--- INPUT DATA ---

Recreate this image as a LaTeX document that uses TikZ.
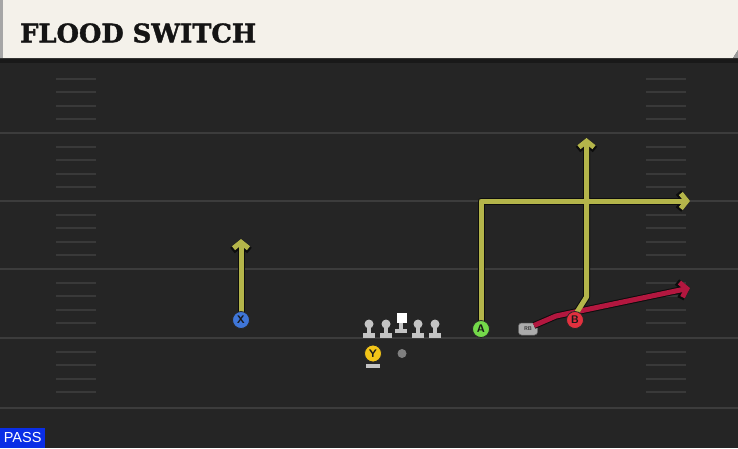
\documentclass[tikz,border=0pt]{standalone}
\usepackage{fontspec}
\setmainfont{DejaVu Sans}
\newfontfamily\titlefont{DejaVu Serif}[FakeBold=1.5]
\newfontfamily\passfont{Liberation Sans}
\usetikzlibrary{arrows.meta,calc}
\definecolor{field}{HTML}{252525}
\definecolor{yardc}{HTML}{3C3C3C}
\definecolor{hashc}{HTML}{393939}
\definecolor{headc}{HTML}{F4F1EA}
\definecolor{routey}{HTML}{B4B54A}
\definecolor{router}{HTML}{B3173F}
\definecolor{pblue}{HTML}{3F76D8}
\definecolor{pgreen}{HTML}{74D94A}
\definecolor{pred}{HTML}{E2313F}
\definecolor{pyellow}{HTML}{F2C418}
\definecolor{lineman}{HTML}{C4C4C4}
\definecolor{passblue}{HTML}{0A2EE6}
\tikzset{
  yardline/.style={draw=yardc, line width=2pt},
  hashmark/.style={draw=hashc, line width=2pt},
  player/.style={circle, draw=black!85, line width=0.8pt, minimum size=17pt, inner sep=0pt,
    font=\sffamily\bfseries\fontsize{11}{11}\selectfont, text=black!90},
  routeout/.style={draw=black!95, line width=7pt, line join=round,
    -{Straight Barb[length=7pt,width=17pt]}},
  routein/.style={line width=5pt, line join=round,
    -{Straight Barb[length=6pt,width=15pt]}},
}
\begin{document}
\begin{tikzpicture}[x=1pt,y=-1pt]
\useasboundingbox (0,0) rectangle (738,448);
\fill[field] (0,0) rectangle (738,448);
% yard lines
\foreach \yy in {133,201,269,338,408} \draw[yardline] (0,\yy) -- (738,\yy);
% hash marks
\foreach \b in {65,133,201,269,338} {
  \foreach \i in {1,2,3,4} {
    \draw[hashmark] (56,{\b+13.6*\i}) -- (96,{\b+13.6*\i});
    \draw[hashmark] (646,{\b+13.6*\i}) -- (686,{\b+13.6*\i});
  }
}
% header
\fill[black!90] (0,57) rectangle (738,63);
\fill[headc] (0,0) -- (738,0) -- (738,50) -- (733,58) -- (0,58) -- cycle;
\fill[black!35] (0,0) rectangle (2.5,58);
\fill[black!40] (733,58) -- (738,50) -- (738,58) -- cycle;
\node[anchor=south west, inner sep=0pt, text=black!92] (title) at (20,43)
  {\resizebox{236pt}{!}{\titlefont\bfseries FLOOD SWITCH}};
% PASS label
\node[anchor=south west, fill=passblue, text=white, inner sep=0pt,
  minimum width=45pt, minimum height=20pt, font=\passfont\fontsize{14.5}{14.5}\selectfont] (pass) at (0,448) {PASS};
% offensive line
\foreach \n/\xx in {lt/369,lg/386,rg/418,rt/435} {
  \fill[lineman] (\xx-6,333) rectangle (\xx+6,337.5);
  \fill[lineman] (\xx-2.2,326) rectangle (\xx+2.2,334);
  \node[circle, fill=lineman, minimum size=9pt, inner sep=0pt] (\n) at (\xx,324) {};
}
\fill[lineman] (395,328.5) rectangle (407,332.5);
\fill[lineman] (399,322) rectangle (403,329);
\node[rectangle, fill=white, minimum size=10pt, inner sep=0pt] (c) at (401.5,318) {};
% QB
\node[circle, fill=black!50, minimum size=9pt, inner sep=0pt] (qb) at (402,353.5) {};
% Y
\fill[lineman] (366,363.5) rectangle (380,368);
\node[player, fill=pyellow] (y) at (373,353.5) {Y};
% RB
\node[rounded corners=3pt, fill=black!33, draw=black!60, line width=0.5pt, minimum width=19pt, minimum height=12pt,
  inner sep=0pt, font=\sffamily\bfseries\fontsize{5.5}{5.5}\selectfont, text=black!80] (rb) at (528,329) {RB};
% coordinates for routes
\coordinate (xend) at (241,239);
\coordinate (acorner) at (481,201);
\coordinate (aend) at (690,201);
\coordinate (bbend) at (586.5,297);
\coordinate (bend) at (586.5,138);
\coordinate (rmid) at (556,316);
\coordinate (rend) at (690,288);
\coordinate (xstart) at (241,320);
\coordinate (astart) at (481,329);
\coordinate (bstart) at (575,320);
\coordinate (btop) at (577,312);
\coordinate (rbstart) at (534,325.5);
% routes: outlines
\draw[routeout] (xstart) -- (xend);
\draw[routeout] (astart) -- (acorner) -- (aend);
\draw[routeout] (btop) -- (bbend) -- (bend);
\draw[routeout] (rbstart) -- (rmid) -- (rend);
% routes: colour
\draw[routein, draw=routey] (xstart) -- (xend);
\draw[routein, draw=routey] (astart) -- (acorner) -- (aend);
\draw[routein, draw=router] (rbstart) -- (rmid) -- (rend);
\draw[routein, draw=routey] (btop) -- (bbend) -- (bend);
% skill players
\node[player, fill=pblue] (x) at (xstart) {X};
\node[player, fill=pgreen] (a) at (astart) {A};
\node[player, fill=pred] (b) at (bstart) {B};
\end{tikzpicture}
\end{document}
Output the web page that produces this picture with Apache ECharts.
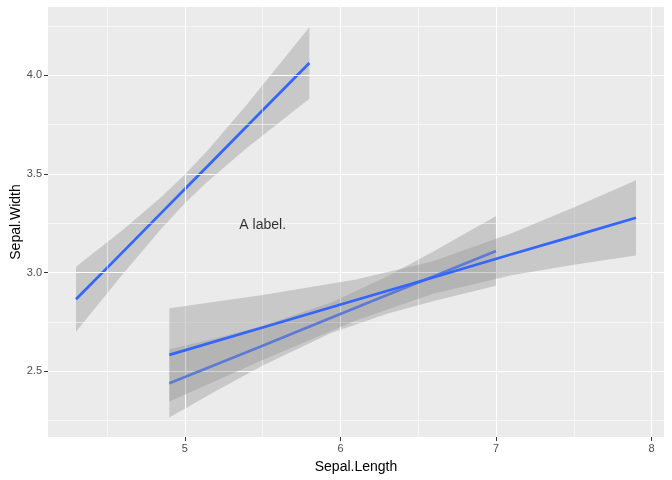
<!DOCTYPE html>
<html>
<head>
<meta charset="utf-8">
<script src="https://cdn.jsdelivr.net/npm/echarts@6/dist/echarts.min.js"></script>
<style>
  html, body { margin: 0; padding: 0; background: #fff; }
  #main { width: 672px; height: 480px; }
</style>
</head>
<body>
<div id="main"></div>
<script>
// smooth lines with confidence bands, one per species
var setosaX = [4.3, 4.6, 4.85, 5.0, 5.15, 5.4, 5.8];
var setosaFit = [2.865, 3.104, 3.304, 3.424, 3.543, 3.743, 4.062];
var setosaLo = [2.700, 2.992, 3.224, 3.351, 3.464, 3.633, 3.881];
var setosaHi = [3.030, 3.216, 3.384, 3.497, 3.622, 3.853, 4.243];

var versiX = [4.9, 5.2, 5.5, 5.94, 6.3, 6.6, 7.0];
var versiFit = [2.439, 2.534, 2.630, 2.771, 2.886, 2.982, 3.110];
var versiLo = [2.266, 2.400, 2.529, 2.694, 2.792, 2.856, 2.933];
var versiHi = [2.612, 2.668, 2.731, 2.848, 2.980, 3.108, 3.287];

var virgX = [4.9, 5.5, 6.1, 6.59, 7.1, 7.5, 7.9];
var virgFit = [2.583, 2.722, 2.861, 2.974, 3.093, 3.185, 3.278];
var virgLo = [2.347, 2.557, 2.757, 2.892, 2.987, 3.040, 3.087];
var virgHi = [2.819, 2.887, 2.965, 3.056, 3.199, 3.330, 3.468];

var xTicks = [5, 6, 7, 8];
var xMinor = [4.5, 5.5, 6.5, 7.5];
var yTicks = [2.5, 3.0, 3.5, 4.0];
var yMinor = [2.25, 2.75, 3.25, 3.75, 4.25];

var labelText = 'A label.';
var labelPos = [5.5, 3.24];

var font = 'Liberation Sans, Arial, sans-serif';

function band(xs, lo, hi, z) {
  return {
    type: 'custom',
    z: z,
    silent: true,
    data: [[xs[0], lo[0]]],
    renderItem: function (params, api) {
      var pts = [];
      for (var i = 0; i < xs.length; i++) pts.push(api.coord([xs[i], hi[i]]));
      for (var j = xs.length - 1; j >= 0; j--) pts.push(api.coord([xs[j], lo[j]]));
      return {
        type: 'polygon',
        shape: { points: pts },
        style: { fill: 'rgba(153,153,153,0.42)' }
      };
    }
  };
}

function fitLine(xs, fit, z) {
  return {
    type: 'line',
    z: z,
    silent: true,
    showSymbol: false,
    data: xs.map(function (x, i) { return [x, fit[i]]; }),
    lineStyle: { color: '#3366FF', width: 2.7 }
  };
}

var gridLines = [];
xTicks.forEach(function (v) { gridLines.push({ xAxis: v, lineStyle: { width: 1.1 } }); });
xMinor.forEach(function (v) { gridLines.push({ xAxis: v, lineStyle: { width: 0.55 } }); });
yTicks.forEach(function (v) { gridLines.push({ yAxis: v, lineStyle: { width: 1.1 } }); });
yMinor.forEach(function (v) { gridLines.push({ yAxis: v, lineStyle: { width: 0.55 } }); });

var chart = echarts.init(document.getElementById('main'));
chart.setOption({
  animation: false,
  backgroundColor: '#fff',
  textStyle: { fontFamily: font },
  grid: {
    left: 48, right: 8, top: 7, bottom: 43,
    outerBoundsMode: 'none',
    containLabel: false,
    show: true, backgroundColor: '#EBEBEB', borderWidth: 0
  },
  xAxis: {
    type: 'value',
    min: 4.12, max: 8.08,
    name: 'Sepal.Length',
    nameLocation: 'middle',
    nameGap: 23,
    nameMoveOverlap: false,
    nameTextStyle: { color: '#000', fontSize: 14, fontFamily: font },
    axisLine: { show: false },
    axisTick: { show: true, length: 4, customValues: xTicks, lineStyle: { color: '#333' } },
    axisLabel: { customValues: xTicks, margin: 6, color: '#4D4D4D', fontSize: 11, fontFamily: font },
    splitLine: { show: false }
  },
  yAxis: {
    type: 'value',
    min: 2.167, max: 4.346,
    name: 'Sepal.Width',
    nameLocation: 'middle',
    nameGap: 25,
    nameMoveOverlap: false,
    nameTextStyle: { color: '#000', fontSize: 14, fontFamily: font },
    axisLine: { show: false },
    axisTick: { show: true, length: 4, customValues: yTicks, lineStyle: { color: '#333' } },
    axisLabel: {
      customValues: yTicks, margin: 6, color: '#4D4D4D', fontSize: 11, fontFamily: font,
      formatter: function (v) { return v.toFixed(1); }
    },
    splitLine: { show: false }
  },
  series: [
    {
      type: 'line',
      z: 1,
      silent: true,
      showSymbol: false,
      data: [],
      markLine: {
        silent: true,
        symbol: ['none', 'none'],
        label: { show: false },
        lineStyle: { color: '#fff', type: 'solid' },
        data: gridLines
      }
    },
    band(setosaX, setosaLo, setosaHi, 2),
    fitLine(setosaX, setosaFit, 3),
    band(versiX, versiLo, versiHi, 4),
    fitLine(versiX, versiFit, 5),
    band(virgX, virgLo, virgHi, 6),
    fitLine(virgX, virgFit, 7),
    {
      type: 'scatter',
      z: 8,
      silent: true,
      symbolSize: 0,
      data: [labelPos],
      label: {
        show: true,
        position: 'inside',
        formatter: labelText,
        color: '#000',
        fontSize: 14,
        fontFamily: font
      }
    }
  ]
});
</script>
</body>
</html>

---

» **INSTRUCTION**
From the data above, copy each line where the string "with" appears.

» **REPLY**
Output the web page that produces this picture with Apache ECharts.
// smooth lines with confidence bands, one per species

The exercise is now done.